The next move, which may take some time, will be to formally amend the constitution so that she can legally assume the top job. The amendment of the constitution requires a super majority of 75 percent plus one. Only a split among the legislators nominated by the army which holds 25 percent of the seats would help the passage of a constitutional amendment. Many of those whom the army has nominated to parliament are senior officers, many of them holding the rank of colonels and major generals. Their mandate is clear – it is to ensure that the army's influence and perks continue to remain unscathed.
Suu Kyi seems equally determined in her pledge to “be above” the president. Given her new exalted status as de facto prime minister, she will be able to wear many hats including that of leader of the ruling party in parliament. The supporters of the army have already described her latest move as a “power grab”. The members of the pro-military Union Solidarity and Development Party have been critical of Suu Kyi's political gambit. One senior army politician said that the proposed move would destroy the balance of power that exists between the legislature, executive and the judiciary. Another army officer, also a parliamentarian said that the move would put the post of “state counselor” at par constitutionally with the president.

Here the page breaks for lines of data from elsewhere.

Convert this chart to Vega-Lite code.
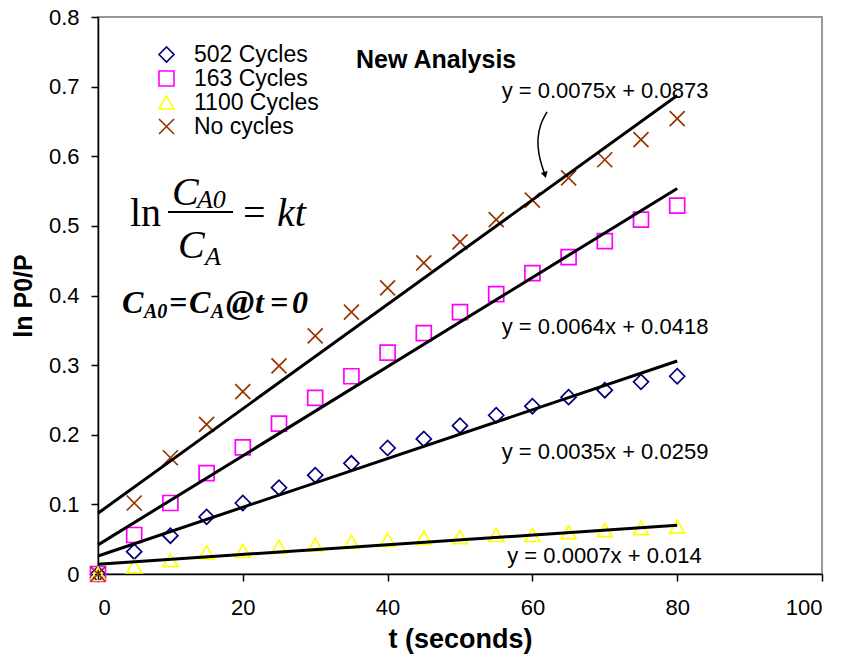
{
  "$schema": "https://vega.github.io/schema/vega-lite/v6.json",
  "width": 724,
  "height": 557,
  "autosize": {"type": "none"},
  "padding": {"left": 98, "top": 17, "right": 22, "bottom": 82},
  "config": {
    "view": {"stroke": "#9a9a9a", "strokeWidth": 2},
    "font": "Liberation Sans",
    "axis": {
      "domainColor": "black", "tickColor": "black", "domainWidth": 1.5, "tickWidth": 1.5,
      "tickSize": 7, "labelFontSize": 22, "labelColor": "black", "titleFontSize": 25,
      "titleFontWeight": "bold", "titleColor": "black", "grid": false, "labelFont": "Liberation Sans", "titleFont": "Liberation Sans"
    }
  },
  "datasets": {
    "points": [
      {"s": "502 Cycles", "x": 0, "y": 0}, {"s": "502 Cycles", "x": 5, "y": 0.032}, {"s": "502 Cycles", "x": 10, "y": 0.055}, {"s": "502 Cycles", "x": 15, "y": 0.082}, {"s": "502 Cycles", "x": 20, "y": 0.102}, {"s": "502 Cycles", "x": 25, "y": 0.124}, {"s": "502 Cycles", "x": 30, "y": 0.142}, {"s": "502 Cycles", "x": 35, "y": 0.159}, {"s": "502 Cycles", "x": 40, "y": 0.181}, {"s": "502 Cycles", "x": 45, "y": 0.194}, {"s": "502 Cycles", "x": 50, "y": 0.213}, {"s": "502 Cycles", "x": 55, "y": 0.228}, {"s": "502 Cycles", "x": 60, "y": 0.241}, {"s": "502 Cycles", "x": 65, "y": 0.254}, {"s": "502 Cycles", "x": 70, "y": 0.264}, {"s": "502 Cycles", "x": 75, "y": 0.276}, {"s": "502 Cycles", "x": 80, "y": 0.284},
      {"s": "163 Cycles", "x": 0, "y": 0}, {"s": "163 Cycles", "x": 5, "y": 0.056}, {"s": "163 Cycles", "x": 10, "y": 0.102}, {"s": "163 Cycles", "x": 15, "y": 0.145}, {"s": "163 Cycles", "x": 20, "y": 0.182}, {"s": "163 Cycles", "x": 25, "y": 0.216}, {"s": "163 Cycles", "x": 30, "y": 0.253}, {"s": "163 Cycles", "x": 35, "y": 0.284}, {"s": "163 Cycles", "x": 40, "y": 0.318}, {"s": "163 Cycles", "x": 45, "y": 0.346}, {"s": "163 Cycles", "x": 50, "y": 0.376}, {"s": "163 Cycles", "x": 55, "y": 0.402}, {"s": "163 Cycles", "x": 60, "y": 0.432}, {"s": "163 Cycles", "x": 65, "y": 0.455}, {"s": "163 Cycles", "x": 70, "y": 0.478}, {"s": "163 Cycles", "x": 75, "y": 0.509}, {"s": "163 Cycles", "x": 80, "y": 0.529},
      {"s": "1100 Cycles", "x": 0, "y": 0}, {"s": "1100 Cycles", "x": 5, "y": 0.011}, {"s": "1100 Cycles", "x": 10, "y": 0.02}, {"s": "1100 Cycles", "x": 15, "y": 0.031}, {"s": "1100 Cycles", "x": 20, "y": 0.033}, {"s": "1100 Cycles", "x": 25, "y": 0.039}, {"s": "1100 Cycles", "x": 30, "y": 0.042}, {"s": "1100 Cycles", "x": 35, "y": 0.046}, {"s": "1100 Cycles", "x": 40, "y": 0.049}, {"s": "1100 Cycles", "x": 45, "y": 0.052}, {"s": "1100 Cycles", "x": 50, "y": 0.053}, {"s": "1100 Cycles", "x": 55, "y": 0.056}, {"s": "1100 Cycles", "x": 60, "y": 0.056}, {"s": "1100 Cycles", "x": 65, "y": 0.06}, {"s": "1100 Cycles", "x": 70, "y": 0.063}, {"s": "1100 Cycles", "x": 75, "y": 0.066}, {"s": "1100 Cycles", "x": 80, "y": 0.068},
      {"s": "No cycles", "x": 0, "y": 0}, {"s": "No cycles", "x": 5, "y": 0.102}, {"s": "No cycles", "x": 10, "y": 0.167}, {"s": "No cycles", "x": 15, "y": 0.215}, {"s": "No cycles", "x": 20, "y": 0.262}, {"s": "No cycles", "x": 25, "y": 0.299}, {"s": "No cycles", "x": 30, "y": 0.342}, {"s": "No cycles", "x": 35, "y": 0.376}, {"s": "No cycles", "x": 40, "y": 0.411}, {"s": "No cycles", "x": 45, "y": 0.447}, {"s": "No cycles", "x": 50, "y": 0.477}, {"s": "No cycles", "x": 55, "y": 0.509}, {"s": "No cycles", "x": 60, "y": 0.537}, {"s": "No cycles", "x": 65, "y": 0.569}, {"s": "No cycles", "x": 70, "y": 0.595}, {"s": "No cycles", "x": 75, "y": 0.624}, {"s": "No cycles", "x": 80, "y": 0.654}
    ],
    "fits": [
      {"s": "No cycles", "x": 0, "y": 0.0873}, {"s": "No cycles", "x": 80, "y": 0.6873},
      {"s": "163 Cycles", "x": 0, "y": 0.0418}, {"s": "163 Cycles", "x": 80, "y": 0.5538},
      {"s": "502 Cycles", "x": 0, "y": 0.0259}, {"s": "502 Cycles", "x": 80, "y": 0.3059},
      {"s": "1100 Cycles", "x": 0, "y": 0.014}, {"s": "1100 Cycles", "x": 80, "y": 0.070}
    ],
    "eqs": [
      {"x": 70.03, "y": 0.6937, "t": "y = 0.0075x + 0.0873"},
      {"x": 70.03, "y": 0.3548, "t": "y = 0.0064x + 0.0418"},
      {"x": 70.03, "y": 0.1752, "t": "y = 0.0035x + 0.0259"},
      {"x": 69.96, "y": 0.0259, "t": "y = 0.0007x + 0.014"}
    ],
    "heading": [{"x": 46.7, "y": 0.7382, "t": "New Analysis"}],
    "tmReg": [{"x": 4.42, "y": 0.5, "t": "ln"}, {"x": 20.03, "y": 0.5, "t": "="}],
    "tmIt": [{"x": 10.22, "y": 0.53, "t": "C"}, {"x": 11.05, "y": 0.4539, "t": "C"}, {"x": 24.72, "y": 0.5, "t": "kt"}],
    "tmSub": [{"x": 13.67, "y": 0.5257, "t": "A0"}, {"x": 14.78, "y": 0.4438, "t": "A"}],
    "frac": [{"x": 9.67, "x2": 18.65, "y": 0.52}],
    "tmb": [{"x": 3.31, "y": 0.3749, "t": "C"}, {"x": 9.81, "y": 0.3749, "t": "="}, {"x": 12.57, "y": 0.3749, "t": "C"}, {"x": 21.69, "y": 0.3749, "t": "t"}, {"x": 23.76, "y": 0.3749, "t": "="}, {"x": 26.8, "y": 0.3749, "t": "0"}],
    "tmbAt": [{"x": 17.68, "y": 0.3749, "t": "@"}],
    "tmbSub": [{"x": 6.35, "y": 0.3677, "t": "A0"}, {"x": 15.6, "y": 0.3677, "t": "A"}],
    "arrow": [
      {"o": 1, "x": 62.02, "y": 0.6636}, {"o": 2, "x": 61.19, "y": 0.6463}, {"o": 3, "x": 60.77, "y": 0.6248},
      {"o": 4, "x": 60.91, "y": 0.6032}, {"o": 5, "x": 61.33, "y": 0.586}, {"o": 6, "x": 61.74, "y": 0.5731}
    ],
    "arrowHead": [{"x": 61.74, "y": 0.5731}]
  },
  "layer": [
    {
      "data": {"name": "points"},
      "mark": {"type": "point", "filled": false, "size": 225, "strokeWidth": 1.7, "opacity": 1},
      "encoding": {
        "x": {"field": "x", "type": "quantitative", "scale": {"domain": [0, 100], "nice": false}, "axis": {"values": [0, 20, 40, 60, 80, 100], "title": "t (seconds)", "titleFontSize": 27, "labelPadding": 16, "titlePadding": 8}},
        "y": {"field": "y", "type": "quantitative", "scale": {"domain": [0, 0.8], "nice": false}, "axis": {"values": [0, 0.1, 0.2, 0.3, 0.4, 0.5, 0.6, 0.7, 0.8], "title": "ln P0/P", "labelPadding": 12, "titlePadding": 12, "labelExpr": "datum.value == 0 ? '0' : format(datum.value, '.1f')"}},
        "color": {"field": "s", "type": "nominal", "scale": {"domain": ["502 Cycles", "163 Cycles", "1100 Cycles", "No cycles"], "range": ["#000080", "#FF00FF", "#FFFF00", "#993300"]},
          "legend": {"orient": "none", "legendX": 57, "legendY": 26, "title": null, "labelFontSize": 23, "labelColor": "black", "symbolSize": 225, "symbolStrokeWidth": 1.6, "rowPadding": 0, "labelOffset": 16, "padding": 0, "labelLimit": 300}},
        "shape": {"field": "s", "type": "nominal", "scale": {"domain": ["502 Cycles", "163 Cycles", "1100 Cycles", "No cycles"], "range": ["diamond", "square", "triangle-up", "M-1,-1L1,1M-1,1L1,-1"]}, "legend": {"orient": "none", "legendX": 57, "legendY": 26, "title": null, "labelFontSize": 23, "labelColor": "black", "symbolSize": 225, "symbolStrokeWidth": 1.6, "rowPadding": 0, "labelOffset": 16, "padding": 0, "labelLimit": 300}}
      }
    },
    {
      "data": {"name": "fits"},
      "mark": {"type": "line", "color": "black", "strokeWidth": 3},
      "encoding": {
        "x": {"field": "x", "type": "quantitative"},
        "y": {"field": "y", "type": "quantitative"},
        "detail": {"field": "s"}
      }
    },
    {
      "data": {"name": "eqs"},
      "mark": {"type": "text", "font": "Liberation Sans", "fontSize": 22, "align": "center", "baseline": "middle", "color": "black"},
      "encoding": {"x": {"field": "x", "type": "quantitative"}, "y": {"field": "y", "type": "quantitative"}, "text": {"field": "t"}}
    },
    {
      "data": {"name": "heading"},
      "mark": {"type": "text", "font": "Liberation Sans", "fontSize": 25, "fontWeight": "bold", "align": "center", "baseline": "middle", "color": "black"},
      "encoding": {"x": {"field": "x", "type": "quantitative"}, "y": {"field": "y", "type": "quantitative"}, "text": {"field": "t"}}
    },
    {
      "data": {"name": "tmReg"},
      "mark": {"type": "text", "font": "Liberation Serif", "fontSize": 40, "align": "left", "baseline": "alphabetic", "color": "black"},
      "encoding": {"x": {"field": "x", "type": "quantitative"}, "y": {"field": "y", "type": "quantitative"}, "text": {"field": "t"}}
    },
    {
      "data": {"name": "tmIt"},
      "mark": {"type": "text", "font": "Liberation Serif", "fontSize": 40, "fontStyle": "italic", "align": "left", "baseline": "alphabetic", "color": "black"},
      "encoding": {"x": {"field": "x", "type": "quantitative"}, "y": {"field": "y", "type": "quantitative"}, "text": {"field": "t"}}
    },
    {
      "data": {"name": "tmSub"},
      "mark": {"type": "text", "font": "Liberation Serif", "fontSize": 26, "fontStyle": "italic", "align": "left", "baseline": "alphabetic", "color": "black"},
      "encoding": {"x": {"field": "x", "type": "quantitative"}, "y": {"field": "y", "type": "quantitative"}, "text": {"field": "t"}}
    },
    {
      "data": {"name": "frac"},
      "mark": {"type": "rule", "color": "black", "strokeWidth": 2},
      "encoding": {"x": {"field": "x", "type": "quantitative"}, "x2": {"field": "x2"}, "y": {"field": "y", "type": "quantitative"}}
    },
    {
      "data": {"name": "tmb"},
      "mark": {"type": "text", "font": "Liberation Serif", "fontSize": 32, "fontStyle": "italic", "fontWeight": "bold", "align": "left", "baseline": "alphabetic", "color": "black"},
      "encoding": {"x": {"field": "x", "type": "quantitative"}, "y": {"field": "y", "type": "quantitative"}, "text": {"field": "t"}}
    },
    {
      "data": {"name": "tmbAt"},
      "mark": {"type": "text", "font": "Liberation Serif", "fontSize": 34, "fontStyle": "italic", "fontWeight": "bold", "align": "left", "baseline": "alphabetic", "color": "black"},
      "encoding": {"x": {"field": "x", "type": "quantitative"}, "y": {"field": "y", "type": "quantitative"}, "text": {"field": "t"}}
    },
    {
      "data": {"name": "tmbSub"},
      "mark": {"type": "text", "font": "Liberation Serif", "fontSize": 20, "fontStyle": "italic", "fontWeight": "bold", "align": "left", "baseline": "alphabetic", "color": "black"},
      "encoding": {"x": {"field": "x", "type": "quantitative"}, "y": {"field": "y", "type": "quantitative"}, "text": {"field": "t"}}
    },
    {
      "data": {"name": "arrow"},
      "mark": {"type": "line", "color": "black", "strokeWidth": 1.5, "interpolate": "natural"},
      "encoding": {"x": {"field": "x", "type": "quantitative"}, "y": {"field": "y", "type": "quantitative"}, "order": {"field": "o"}}
    },
    {
      "data": {"name": "arrowHead"},
      "mark": {"type": "point", "shape": "triangle-down", "filled": true, "color": "black", "size": 50, "angle": -15, "opacity": 1},
      "encoding": {"x": {"field": "x", "type": "quantitative"}, "y": {"field": "y", "type": "quantitative"}}
    }
  ]
}
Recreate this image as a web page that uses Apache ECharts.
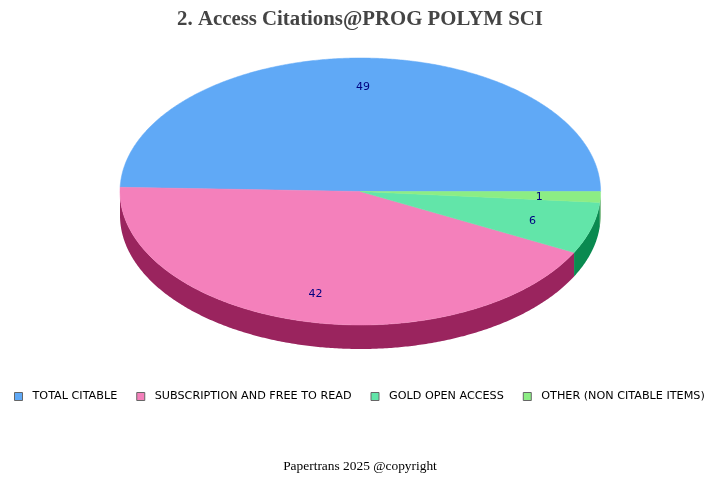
<!DOCTYPE html>
<html>
<head>
<meta charset="utf-8">
<style>html,body{margin:0;padding:0;background:#fff}#c{width:720px;height:480px}</style>
<script src="https://cdn.jsdelivr.net/npm/echarts@6/dist/echarts.min.js"></script>
</head>
<body>
<div id="c"></div>
<script>
const categories = ['TOTAL CITABLE', 'SUBSCRIPTION AND FREE TO READ', 'GOLD OPEN ACCESS', 'OTHER (NON CITABLE ITEMS)'];
const values = [49.5, 42.95, 6.25, 1.3];
const shownLabels = ['49', '42', '6', '1'];
const topColors = ['#60a9f6', '#f480bb', '#62e5a9', '#8ced84'];
const wallColors = ['#2a6fc0', '#9a245e', '#0a8a50', '#3f9a4a'];

const CX = 360.3, CY = 191.5, RX = 240.3, RY = 133.5, DEPTH = 24, LABEL_RX = 0.745, LABEL_RY = 0.79;
const total = values.reduce((a, b) => a + b, 0);
const rad = d => d * Math.PI / 180;
const pt = (deg, dy) => [CX + RX * Math.cos(rad(deg)), CY + RY * Math.sin(rad(deg)) + (dy || 0)];

// Screen angles, clockwise from 3 o'clock. Slices run counter-clockwise from 0.
function sliceRange(i) {
  let before = 0;
  for (let k = 0; k < i; k++) before += values[k];
  const end = 360 - before / total * 360;
  const start = end - values[i] / total * 360;
  return [start, end];
}
function arc(a, b, dy) {
  const pts = [], n = Math.max(2, Math.ceil((b - a) * 2));
  for (let k = 0; k <= n; k++) pts.push(pt(a + (b - a) * k / n, dy));
  return pts;
}
const renderSlice = i => () => {
  const [a, b] = sliceRange(i);
  const children = [];
  const wa = Math.max(a, 0), wb = Math.min(b, 180);
  if (wb > wa) {
    children.push({
      type: 'polygon', z2: 1,
      shape: { points: arc(wa, wb, 0).concat(arc(wa, wb, DEPTH).reverse()) },
      style: { fill: wallColors[i] }
    });
  }
  children.push({
    type: 'polygon', z2: 5,
    shape: { points: [[CX, CY]].concat(arc(a, b, 0)) },
    style: { fill: topColors[i], stroke: topColors[i], lineWidth: 0.5 }
  });
  const mid = (a + b) / 2;
  children.push({
    type: 'text', z2: 10,
    style: {
      x: CX + RX * LABEL_RX * Math.cos(rad(mid)),
      y: CY + 1 + RY * LABEL_RY * Math.sin(rad(mid)),
      text: shownLabels[i],
      fill: '#000080',
      font: '11px "DejaVu Sans"',
      align: 'center', verticalAlign: 'middle'
    }
  });
  return { type: 'group', children };
};

const chart = echarts.init(document.getElementById('c'));
chart.setOption({
  animation: false,
  backgroundColor: '#fff',
  title: [
    { text: '2. Access Citations@PROG POLYM SCI', left: 'center', top: 4,
      textStyle: { fontFamily: '"Liberation Serif"', fontSize: 20.8, fontWeight: 'bold', color: '#444444' } },
    { text: 'Papertrans 2025 @copyright', left: 'center', top: 455,
      textStyle: { fontFamily: '"Liberation Serif"', fontSize: 13.4, fontWeight: 'normal', color: '#000000' } }
  ],
  legend: {
    data: categories,
    left: 9, top: 386,
    itemWidth: 8, itemHeight: 8, itemGap: 19,
    icon: 'rect',
    itemStyle: { borderColor: '#666666', borderWidth: 1 },
    textStyle: { fontFamily: '"DejaVu Sans"', fontSize: 11.2, color: '#000000', padding: [0, 0, 0, 5] },
    selectedMode: false
  },
  series: categories.map((name, i) => ({
    type: 'custom',
    name,
    coordinateSystem: 'none',
    itemStyle: { color: topColors[i] },
    data: [[values[i]]],
    silent: true,
    renderItem: renderSlice(i)
  }))
});
</script>
</body>
</html>
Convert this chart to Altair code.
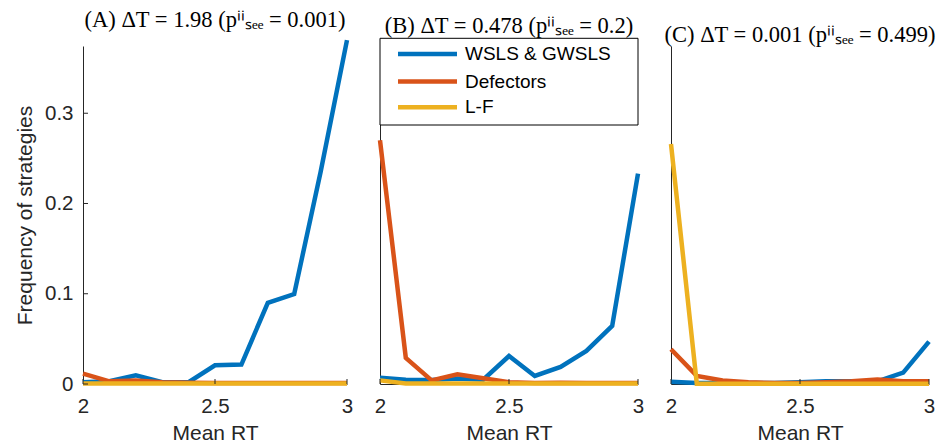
import altair as alt
import pandas as pd

# Mean response time grid (x) shared by all three panels
rt = [2.0, 2.1, 2.2, 2.3, 2.4, 2.5, 2.6, 2.7, 2.8, 2.9, 3.0]

series = ["WSLS & GWSLS", "Defectors", "L-F"]
colors = ["#0072BD", "#D95319", "#EDB120"]

# Panel A
a_wsls = [0.002, 0.003, 0.0097, 0.002, 0.002, 0.0207, 0.0215, 0.090, 0.0997, 0.235, 0.381]
a_defect = [0.0115, 0.003, 0.004, 0.002, 0.0015, 0.001, 0.001, 0.001, 0.001, 0.001, 0.001]
a_lf = [0.0005, 0.0005, 0.0005, 0.0005, 0.0005, 0.0005, 0.0005, 0.0005, 0.0005, 0.0005, 0.0005]

# Panel B
b_wsls = [0.007, 0.0048, 0.0045, 0.006, 0.0048, 0.031, 0.0089, 0.019, 0.0367, 0.0644, 0.233]
b_defect = [0.27, 0.029, 0.004, 0.0107, 0.0063, 0.002, 0.001, 0.0015, 0.001, 0.001, 0.001]
b_lf = [0.004, 0.0005, 0.0005, 0.0005, 0.0005, 0.0005, 0.0005, 0.0005, 0.0005, 0.0005, 0.0005]

# Panel C
c_wsls = [0.0026, 0.001, 0.001, 0.001, 0.001, 0.002, 0.003, 0.003, 0.003, 0.0126, 0.047]
c_defect = [0.0385, 0.009, 0.004, 0.002, 0.001, 0.001, 0.002, 0.003, 0.005, 0.003, 0.003]
c_lf = [0.266, 0.0002, 0.0002, 0.0002, 0.0002, 0.0002, 0.0002, 0.0002, 0.0002, 0.0002, 0.0002]

titles = [
    "(A) ΔT = 1.98 (pⁱⁱₛₑₑ = 0.001)",
    "(B) ΔT = 0.478 (pⁱⁱₛₑₑ = 0.2)",
    "(C) ΔT = 0.001 (pⁱⁱₛₑₑ = 0.499)",
]

x_ticks = [2, 2.5, 3]
y_ticks = [0, 0.1, 0.2, 0.3]

Y_MAX = 0.3745
H = 338
AX = "#262626"
LW = 4.5

cscale = alt.Scale(domain=series, range=colors)


def panel(values, title, width, first=False, legend=False):
    frames = []
    for s, v in zip(series, values):
        frames.append(pd.DataFrame({"rt": rt, "freq": v, "series": s}))

    xenc = alt.X(
        "rt:Q",
        scale=alt.Scale(domain=[2, 3], nice=False, zero=False),
        axis=alt.Axis(values=x_ticks, format="~g", title="Mean RT", labelFlush=False),
    )
    if first:
        yaxis = alt.Axis(values=y_ticks, format="~g", title="Frequency of strategies")
    else:
        yaxis = alt.Axis(labels=False, title=None, values=y_ticks)
    yenc = alt.Y("freq:Q", scale=alt.Scale(domain=[0, Y_MAX], nice=False), axis=yaxis)

    layers = []
    for df in frames:
        layers.append(
            alt.Chart(df)
            .mark_line(strokeWidth=LW, clip=False)
            .encode(x=xenc, y=yenc, color=alt.Color("series:N", scale=cscale, legend=None))
        )

    # inward tick marks on the x axis
    layers.append(
        alt.Chart(pd.DataFrame({"rt": x_ticks}))
        .mark_rule(color=AX, strokeWidth=1)
        .encode(x=alt.X("rt:Q"), y=alt.value(H), y2=alt.value(H - 5))
    )
    if first:
        layers.append(
            alt.Chart(pd.DataFrame({"freq": y_ticks}))
            .mark_rule(color=AX, strokeWidth=1)
            .encode(y=alt.Y("freq:Q"), x=alt.value(0), x2=alt.value(5))
        )

    if legend:
        rows = [8, 35.6, 61.3]
        layers.append(
            alt.Chart(pd.DataFrame({"k": [0]}))
            .mark_rect(fill="white", stroke="black", strokeWidth=1)
            .encode(x=alt.value(0), x2=alt.value(width), y=alt.value(-7.7), y2=alt.value(79))
        )
        for s, r in zip(series, rows):
            d = pd.DataFrame({"series": [s]})
            layers.append(
                alt.Chart(d)
                .mark_rule(strokeWidth=LW)
                .encode(
                    x=alt.value(18), x2=alt.value(77), y=alt.value(r),
                    color=alt.Color("series:N", scale=cscale, legend=None),
                )
            )
            layers.append(
                alt.Chart(d)
                .mark_text(align="left", baseline="middle", fontSize=19,
                           font="Liberation Sans", color="black")
                .encode(x=alt.value(85), y=alt.value(r), text="series:N")
            )

    return alt.layer(*layers).properties(
        width=width, height=H,
        title=alt.TitleParams(title, font="Liberation Serif", fontSize=22.5,
                              fontWeight="normal", color="black", anchor="middle", offset=0),
    )


chart = (
    alt.hconcat(
        panel([a_wsls, a_defect, a_lf], titles[0], 264, first=True),
        panel([b_wsls, b_defect, b_lf], titles[1], 258, legend=True),
        panel([c_wsls, c_defect, c_lf], titles[2], 258),
        spacing=15,
    )
    .properties(padding={"left": 14, "top": 8, "right": 0, "bottom": 0})
    .configure_view(stroke=None)
    .configure_axis(
        grid=False, ticks=False, tickSize=0, domainColor=AX, domainWidth=1,
        labelFont="Liberation Sans", labelFontSize=20.5, labelColor=AX,
        titleFont="Liberation Sans", titleFontSize=21, titleColor=AX, titleFontWeight="normal",
    )
    .configure_axisX(labelPadding=12, titlePadding=6)
    .configure_axisY(labelPadding=10, titlePadding=9)
)

chart.save("out.html", embed_options={"renderer": "svg", "actions": False})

Given her popularity domestically and on the world stage, there is little the army can do at this juncture. Like its counterpart in neighbouring Thailand, the current army leadership will bide its time and wait for the civilian dominated government to falter and rifts to emerge within the ruling NLD. Thaksin Shinawatra and later on his sister, Yingluk, were elected with huge majorities in Thailand in consecutive elections. But a politicised army in cahoots with a corrupt Bangkok elite, have repeatedly undermined democracy. Even as the people of Burma are celebrating the election of the first civilian president after more than 50 years of army rule, the military in Thailand is proposing to introduce a new constitution that would drastically curtail democracy.
But as of now, the 70 year old Nobel laureate is striding the domestic political scene with supreme confidence. Step by step, she is trying to tame the highly politicised army. It will not be an easy task as the army still controls many key government institutions and has stakes in lucrative business ventures which it is loath to give up. In a recent speech on the occasion of armed forces day, the army chief, Gen. Min Aung Hlaing, said that the military has to “play a leading role in national politics with regards to the ways with which we stand along the history and critical situations of the country”. Under the current constitution, the army chief can take over in a crisis situation.